Sur le papier, le projet de loi est censé « favoriser, durablement, une coopération plus efficace des deux pays et renforcer les échanges d’informations ». Le nouveau dispositif prévoit en effet que les plaintes déposées en France seront désormais « prioritairement » renvoyées vers Rabat ou clôturées. Pour de nombreux observateurs, le protocole risque de remettre en cause l’indépendance de la justice et la compétence universelle des tribunaux français. Les ONG (ACAT, FIDH – Fédération internationale des droits de l’homme –, LDH – Ligue des droits de l’homme –, Amnesty, HRW) dénoncent un déni de droit. La commission nationale consultative des droits de l’homme (CNCDH) recommande elle aussi, dans un avis rendu le 21 mai, que l’accord « soit retiré ou rejeté ».

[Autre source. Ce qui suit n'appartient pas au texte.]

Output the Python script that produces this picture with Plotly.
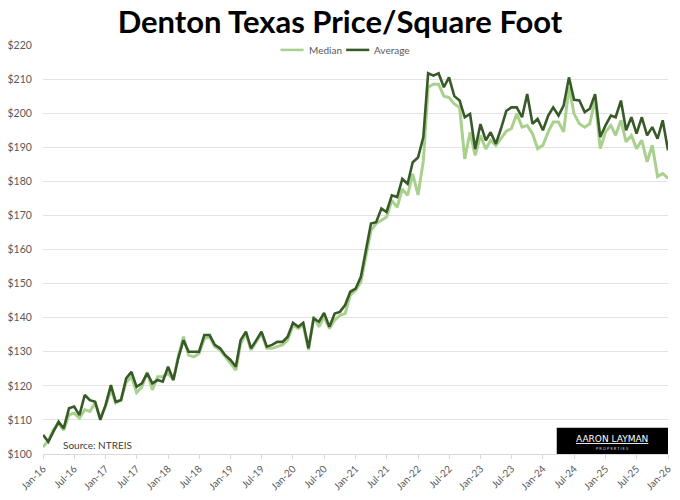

La députée écologiste Cécile Duflot a expliqué, lors du vote en commission, que le protocole souffre d’un « flou dans la rédaction » et d’une « immense ambiguïté ». « C’est vrai que c’est un texte qui souffre d’imprécisions mais il ne remet pas en cause notre droit interne ni nos engagements internationaux », a au contraire justifié Elisabeth Guigou. Si elle ne s’attend pas à des débats trop houleux à l’Assemblée, elle a rencontré ces dernières semaines toutes les associations pour tenter de répondre à leurs inquiétudes. De son côté, l’ancien ministre Pierre Lellouche (Les Républicains) a tenu à rappeler la responsabilité de la France dans la récente crise diplomatique avec le Maroc : « Ce que je retiens, c’est l’extraordinaire maladresse qui est à l’origine de cette affaire. »
L’ACAT, Amnesty International France, la FIDH, Human Rights Watch et la LDH regrettent le vote de cet accord, qui favorise, selon elles, l’impunité pour les responsables marocains suspectés de graves violations des droits humains. Elles se disent « très préoccupées que les députés aient adopté un accord qui comporte des dispositions contraires à la Constitution française et à certains engagements internationaux de la France. En enjoignant au juge français de se dessaisir au profit du juge marocain, ce texte risque d’entraîner un déni de justice pour les victimes de torture au Maroc qui ont saisi les juridictions françaises en dernier recours. » Le collectif appelle le Sénat à rejeter le protocole lors de son examen, le 8 juillet.